# You Look Great!



## SeaBreeze (Sep 20, 2014)

One day, while strolling down the boardwalk, John bumped into an old friend of his, Rob,  from high school.  “You look great John, how do you stay looking so young? Why you must be 60 already but you don’t look a day over 40!” Rob exclaimed.  

“I feel like I’m 40 too!” replied John.  

“That’s incredible” exclaimed Rob, “Does it run in the family?  How old was your dad when he passed?”  

“Did I say he was dead?” asked John.  “He’s 81 and is more active then ever.  He just joined the neighborhood basketball team!” responded John.  

“Whoa!  Well how old was your Grandfather when he died?”  

“Did I say he died” asked John.  Rob was amazed.  “He just had his 105th birthday and plays golf and goes swimming each day!  He’s actually getting married this week!” 
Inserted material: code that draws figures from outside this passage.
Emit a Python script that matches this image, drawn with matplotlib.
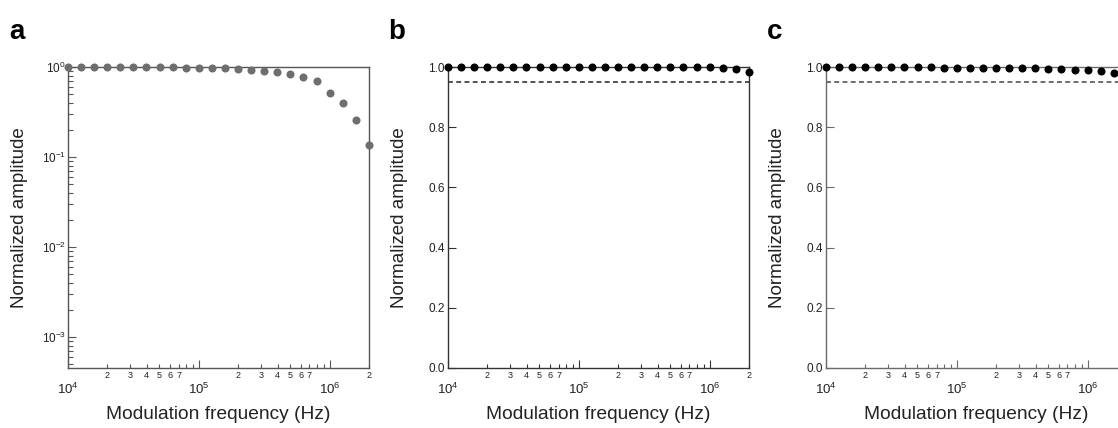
import matplotlib
matplotlib.use("Agg")
import matplotlib.pyplot as plt

plt.rcParams["font.family"] = ["Liberation Sans", "DejaVu Sans"]
plt.rcParams["mathtext.fontset"] = "custom"
plt.rcParams["mathtext.rm"] = "Liberation Sans"
plt.rcParams["mathtext.it"] = "Liberation Sans:italic"
plt.rcParams["mathtext.bf"] = "Liberation Sans:bold"

# Modulation frequencies (Hz), ten points per decade
freq_hz = [1.00e4, 1.26e4, 1.58e4, 2.00e4, 2.51e4, 3.16e4, 3.98e4, 5.01e4,
           6.31e4, 7.94e4, 1.00e5, 1.26e5, 1.58e5, 2.00e5, 2.51e5, 3.16e5,
           3.98e5, 5.01e5, 6.31e5, 7.94e5, 1.00e6, 1.26e6, 1.58e6, 2.00e6]

# Normalized amplitude for each panel
amp_a = [1.0, 1.0, 1.0, 1.0, 0.998, 0.997, 0.995, 0.993, 0.99, 0.987, 0.983,
         0.978, 0.972, 0.96, 0.93, 0.91, 0.88, 0.84, 0.77, 0.69, 0.52, 0.40,
         0.26, 0.136]
amp_b = [1.0, 1.0, 1.0, 1.0, 1.0, 1.0, 1.0, 1.0, 1.0, 1.0, 1.0, 1.0, 1.0,
         1.0, 1.0, 1.0, 1.0, 1.0, 1.0, 1.0, 0.999, 0.997, 0.993, 0.985]
amp_c = [1.0, 1.0, 1.0, 1.0, 1.0, 0.999, 0.999, 0.999, 0.999, 0.998, 0.998,
         0.998, 0.998, 0.998, 0.998, 0.996, 0.996, 0.993, 0.993, 0.991,
         0.989, 0.986, 0.981, 0.976]

threshold = 0.95

x_major = [1e4, 1e5, 1e6]
x_major_labels = [r"$10^{4}$", r"$10^{5}$", r"$10^{6}$"]
x_minor = [2e4, 3e4, 4e4, 5e4, 6e4, 7e4, 8e4, 9e4,
           2e5, 3e5, 4e5, 5e5, 6e5, 7e5, 8e5, 9e5, 2e6]
x_minor_labels = ["2", "3", "4", "5", "6", "7", "", "",
                  "2", "3", "4", "5", "6", "7", "", "", "2"]

y_log_major = [1e-3, 1e-2, 1e-1, 1e0]
y_log_labels = [r"$10^{-3}$", r"$10^{-2}$", r"$10^{-1}$", r"$10^{0}$"]
y_log_minor = [m * d for d in (1e-4, 1e-3, 1e-2, 1e-1) for m in range(2, 10)]
y_lin_ticks = [0.0, 0.2, 0.4, 0.6, 0.8, 1.0]
y_lin_labels = ["0.0", "0.2", "0.4", "0.6", "0.8", "1.0"]

W, H = 1118, 428
fig = plt.figure(figsize=(W / 100, H / 100), dpi=100)

ax_w, ax_h = 301 / W, 301 / H
bottom = 1 - 368 / H
panels = [
    ("a", 68, "#555555", "#6e6e6e", amp_a, True),
    ("b", 448, "#333333", "#000000", amp_b, False),
    ("c", 826, "#6a6a6a", "#000000", amp_c, False),
]

for letter, left_px, spine_col, dot_col, amp, logy in panels:
    ax = fig.add_axes([left_px / W, bottom, ax_w, ax_h])
    ax.set_xscale("log")
    ax.set_xlim(1e4, 2e6)
    for sp in ax.spines.values():
        sp.set_color(spine_col)
        sp.set_linewidth(1.0)

    if logy:
        ax.set_yscale("log")
        ax.set_ylim(4.5e-4, 1.0)
        ax.set_yticks(y_log_major, labels=y_log_labels)
        ax.set_yticks([v for v in y_log_minor if v > 4.5e-4], minor=True)
        ax.tick_params(axis="y", which="minor", direction="in", length=3.5,
                       width=0.8, color=spine_col)
        ax.tick_params(axis="y", which="major", labelsize=8.5, pad=1.5)
    else:
        ax.set_ylim(0.0, 1.0)
        ax.set_yticks(y_lin_ticks, labels=y_lin_labels)
        ax.yaxis.set_minor_locator(matplotlib.ticker.NullLocator())
        ax.tick_params(axis="y", which="major", labelsize=8.5, pad=2.5)
        ax.axhline(threshold, color="#222222" if letter == "b" else "#444444",
                   lw=1.1, ls=(0, (3.2, 2.2)), zorder=2)

    ax.tick_params(axis="y", which="major", direction="in", length=6,
                   width=0.8, color=spine_col, labelcolor="#222222")

    # the last minor label of panel c would fall outside the figure
    minor_labels = list(x_minor_labels)
    if letter == "c":
        minor_labels[-1] = ""
    ax.set_xticks(x_major, labels=x_major_labels)
    ax.set_xticks(x_minor, labels=minor_labels, minor=True)
    ax.tick_params(axis="x", which="major", direction="in", length=6,
                   width=0.8, color=spine_col, labelsize=9.5, pad=10,
                   labelcolor="#222222")
    ax.tick_params(axis="x", which="minor", direction="in", length=3,
                   width=0.8, color=spine_col, labelsize=6.5, pad=2.5,
                   labelcolor="#222222")

    ax.plot(freq_hz, amp, "o", color=dot_col, ms=5.8, mec="none",
            clip_on=False, zorder=5)

    ax.set_ylabel("Normalized amplitude", fontsize=13.5, color="#222222")
    ax.yaxis.set_label_coords(-40 / 301, 0.5)
    ax.set_xlabel("Modulation frequency (Hz)", fontsize=13.8, color="#222222")
    ax.xaxis.set_label_coords(0.5, -38 / 301)

    fig.text((left_px - 51) / W, 1 - 39 / H, letter, fontsize=20,
             fontweight="bold", ha="center", va="baseline")

fig.savefig("out.png", dpi=100)
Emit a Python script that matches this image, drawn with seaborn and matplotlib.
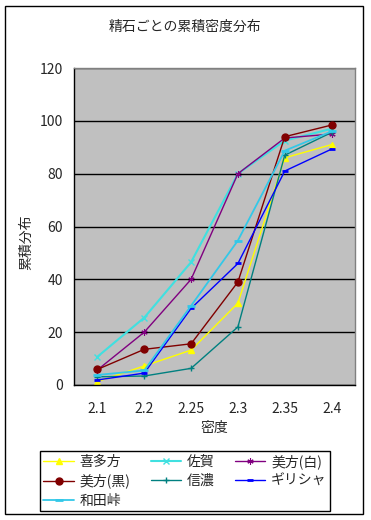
import pandas as pd
import matplotlib.pyplot as plt
import matplotlib.patches as patches
from matplotlib.ticker import FixedLocator
import seaborn as sns

# values
density = ["2.1", "2.2", "2.25", "2.3", "2.35", "2.4"]
kitakata = [1.3, 7.2, 13.2, 31, 86, 91]
saga = [10.7, 25.5, 46.5, 80, 92.5, 97]
mikata_w = [5.7, 20, 40, 80, 93.5, 95]
mikata_b = [5.9, 13.5, 15.6, 39, 94, 98.4]
shinano = [3.1, 3.4, 6.3, 22, 87, 95.6]
greece = [1.9, 4.5, 29, 46, 81, 89.3]
wadatoge = [3.8, 5.5, 30, 54.7, 88.7, 96]

names = ["喜多方", "佐賀", "美方(白)", "美方(黒)", "信濃", "ギリシャ", "和田峠"]
values = [kitakata, saga, mikata_w, mikata_b, shinano, greece, wadatoge]

styles = {
    "喜多方": dict(color="#FFFF00", marker="^", markersize=5, lw=1, mew=1),
    "佐賀": dict(color="#40E0E0", marker="x", markersize=4, lw=1.5, mew=1),
    "美方(白)": dict(color="#800080", marker=(6, 2, 0), markersize=4.5, lw=1, mew=0.8),
    "美方(黒)": dict(color="#800000", marker="o", markersize=5, lw=1, mew=1),
    "信濃": dict(color="#008080", marker="+", markersize=5, lw=1, mew=1),
    "ギリシャ": dict(color="#0000FF", marker="_", markersize=4, lw=1, mew=2),
    "和田峠": dict(color="#33C8E8", marker="_", markersize=6, lw=1.3, mew=2),
}

sns.set_style("white")
plt.rcParams["font.family"] = ["Noto Sans CJK JP", "DejaVu Sans"]

fig = plt.figure(figsize=(3.71, 5.2), dpi=100)
ax = fig.add_axes([74 / 371, 1 - 385 / 520, 281 / 371, 317 / 520])
ax.set_facecolor("#C0C0C0")

for name, vals in zip(names, values):
    df = pd.DataFrame({"密度": density, "累積分布": vals})
    st = styles[name]
    sns.lineplot(data=df, x="密度", y="累積分布", sort=False, ax=ax,
                 color=st["color"], marker=st["marker"], markersize=st["markersize"],
                 linewidth=st["lw"], markeredgecolor=st["color"],
                 markeredgewidth=st["mew"], label=name)

ax.set_xlim(-0.5, 5.5)
ax.set_ylim(0, 120)
ax.set_yticks(range(0, 121, 20))
ax.yaxis.grid(True, color="black", lw=1)
ax.set_axisbelow(True)
ax.xaxis.set_minor_locator(FixedLocator([i - 0.5 for i in range(7)]))
ax.tick_params(axis="x", which="major", length=0, pad=12, labelsize=10)
ax.tick_params(axis="x", which="minor", length=4, color="black", direction="out")
ax.tick_params(axis="y", length=4, color="black", direction="out", labelsize=10, pad=4)

for side in ["left", "bottom"]:
    ax.spines[side].set_color("black")
    ax.spines[side].set_linewidth(1)
for side in ["top", "right"]:
    ax.spines[side].set_color("#808080")
    ax.spines[side].set_linewidth(1)

ax.set_xlabel("密度", fontsize=10, labelpad=4)
ax.set_ylabel("累積分布", fontsize=10)
ax.yaxis.set_label_coords(-0.145, 0.45)

fig.text(185 / 371, 1 - 27 / 520, "精石ごとの累積密度分布", ha="center", va="center", fontsize=10)

# legend: row-wise order in 3 columns
handles, labels = ax.get_legend_handles_labels()
ax.get_legend().remove()
order = ["喜多方", "美方(黒)", "和田峠", "佐賀", "信濃", "美方(白)", "ギリシャ"]
hmap = dict(zip(labels, handles))
leg = fig.legend([hmap[n] for n in order], order, ncol=3,
                 loc="lower left", bbox_to_anchor=(40 / 371, 1 - 511 / 520, 290 / 371, 61 / 520),
                 mode="expand", borderaxespad=0, fancybox=False, framealpha=1,
                 edgecolor="black", fontsize=10, handlelength=2.2, handletextpad=0.4,
                 labelspacing=0.35, columnspacing=0.6, borderpad=0.25)
leg.get_frame().set_linewidth(1)

# outer chart border
fig.patches.append(patches.Rectangle((5 / 371, 6 / 520), 358 / 371, 508 / 520,
                                     transform=fig.transFigure, fill=False,
                                     edgecolor="black", lw=1))

fig.savefig("out.png", dpi=100)
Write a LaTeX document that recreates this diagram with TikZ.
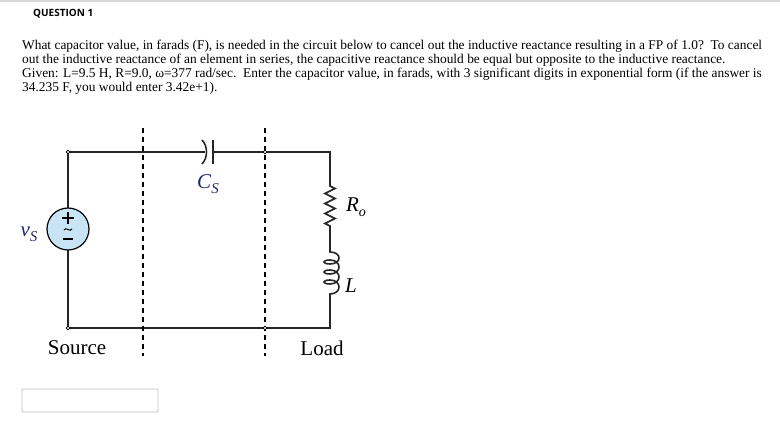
\documentclass[tikz,border=0pt]{standalone}
\usepackage{fontspec}
\setmainfont{Liberation Serif}
\newfontfamily\titlefont{Open Sans}
\definecolor{lblue}{RGB}{200,228,245}
\definecolor{dblue}{RGB}{30,40,110}
\begin{document}
\begin{tikzpicture}[x=1pt,y=-1pt,
  wire/.style={line width=1.6pt,black!85},
  dash line/.style={line width=1.6pt,dash pattern=on 5pt off 4pt},
  para/.style={anchor=base west,inner sep=0pt,font=\fontsize{13.4}{14}\selectfont},
  lbl/.style={inner sep=0pt,font=\fontsize{21}{22}\selectfont},
  term/.style={circle,draw,fill=white,inner sep=1.3pt,line width=0.8pt}]
\useasboundingbox (0,0) rectangle (780,427);
\draw[black!15,line width=2pt] (0,1) -- (780,1);
\node[anchor=west,inner sep=0pt,font=\titlefont\bfseries\fontsize{10}{12}\selectfont] (q) at (33,14) {QUESTION 1};
\node[para] (l1) at (22,50) {What capacitor value, in farads (F), is needed in the circuit below to cancel out the inductive reactance resulting in a FP of 1.0?\ \ To cancel};
\node[para] (l2) at (22,64) {out the inductive reactance of an element in series, the capacitive reactance should be equal but opposite to the inductive reactance.};
\node[para] (l3) at (22,78) {Given: L=9.5 H, R=9.0, ω=377 rad/sec.\ \ Enter the capacitor value, in farads, with 3 significant digits in exponential form (if the answer is};
\node[para] (l4) at (22,92) {34.235 F, you would enter 3.42e+1).};
% circuit
\coordinate (tl) at (68,152); \coordinate (bl) at (68,328);
\coordinate (tr) at (330,152); \coordinate (br) at (330,328);
\coordinate (ca) at (205,152); \coordinate (cb) at (213,152);
\coordinate (rt) at (330,183); \coordinate (rb) at (330,232);
\coordinate (lt) at (330,250); \coordinate (lb) at (330,312);
\draw[wire] (tl) -- (ca);
\draw[wire] (cb) -- (tr) -- (rt);
\draw[wire] (rt) -- ++(0,3) -- ++(5,2.5) -- ++(-10,5) -- ++(10,5) -- ++(-10,5) -- ++(10,5) -- ++(-10,5) -- ++(10,5) -- ++(-10,5) -- ++(5,2.5) -- (rb);
\draw[wire] (rb) -- (lt);
\draw[wire] (lt) -- ++(0,2) .. controls ++(12,0) and ++(12,0) .. ++(0,12)
  .. controls ++(-8,0) and ++(-8,0) .. ++(0,-4) .. controls ++(12,0) and ++(12,0) .. ++(0,14)
  .. controls ++(-8,0) and ++(-8,0) .. ++(0,-4) .. controls ++(12,0) and ++(12,0) .. ++(0,14)
  .. controls ++(-8,0) and ++(-8,0) .. ++(0,-4) .. controls ++(12,0) and ++(12,0) .. ++(0,14) -- (lb);
\draw[wire] (lb) -- (br) -- (bl) -- (68,250);
\draw[wire] (tl) -- (68,208);
\node[circle,draw,line width=1.2pt,fill=lblue,minimum size=42pt,inner sep=0pt] (vs) at (68,229) {};
\draw[line width=1.3pt] (62,218) -- (74,218) (68,212) -- (68,224);
\draw[line width=1pt] (64,230) .. controls (66,226) and (70,233) .. (72,229);
\draw[line width=1.3pt] (63,239) -- (73,239);
% capacitor
\draw[wire] (213,140) -- (213,164);
\draw[wire] (202,140) .. controls (208,146) and (208,158) .. (202,164);
% dashed lines
\draw[dash line] (143,128) -- (143,356);
\draw[dash line] (265,128) -- (265,356);
\node[term] (t1) at (tl) {};
\node[term] (t2) at (bl) {};
\node[term] (t3) at (265,152) {};
\node[term] (t4) at (265,328) {};
\node[lbl,text=dblue] (cs) at (208,184) {\textit{C\raisebox{-0.25em}{\fontsize{15}{15}\selectfont S}}};
\node[lbl,text=dblue] (vsl) at (29,234) {\textit{v\raisebox{-0.25em}{\fontsize{15}{15}\selectfont S}}};
\node[lbl] (ro) at (356,207) {\textit{R\raisebox{-0.25em}{\fontsize{14}{14}\selectfont o}}};
\node[lbl] (ll) at (351,286) {\textit{L}};
\node[lbl] (src) at (77,348) {Source};
\node[lbl] (ld) at (322,348) {Load};
\draw[black!25,line width=0.8pt,rounded corners=1pt] (22,389) rectangle (158,412);
\end{tikzpicture}
\end{document}
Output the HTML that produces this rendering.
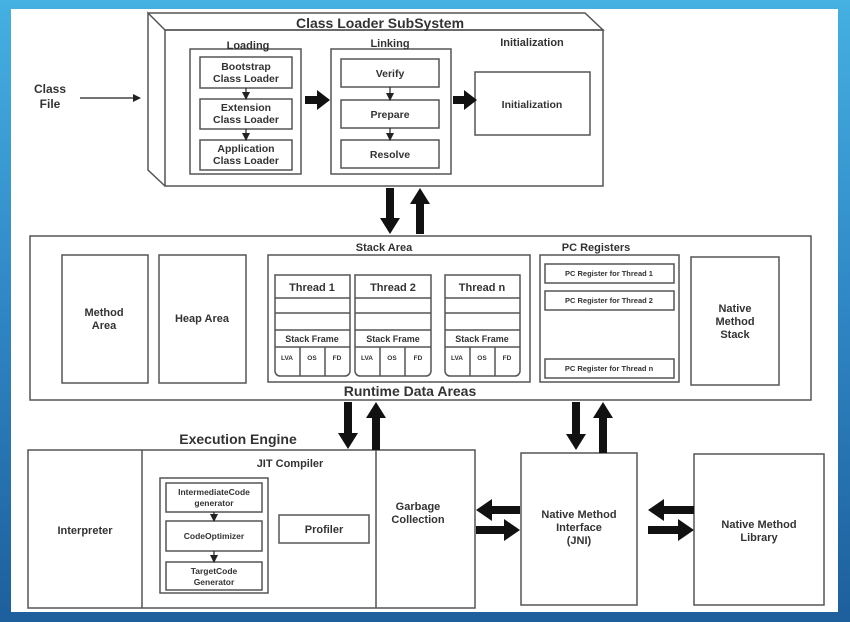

“Getting married?!” Rob asked.  If he’s 105, why on earth does he want to get married?!  
John looked at Rob and replied, “Did I say he wanted to?”


----------



## Meanderer (Sep 21, 2014)

Sounds like he gave her a run for her money!


----------



## Ina (Sep 21, 2014)

:lol1:


----------



## Falcon (Sep 21, 2014)

Studiness must run in the family.  LOL


----------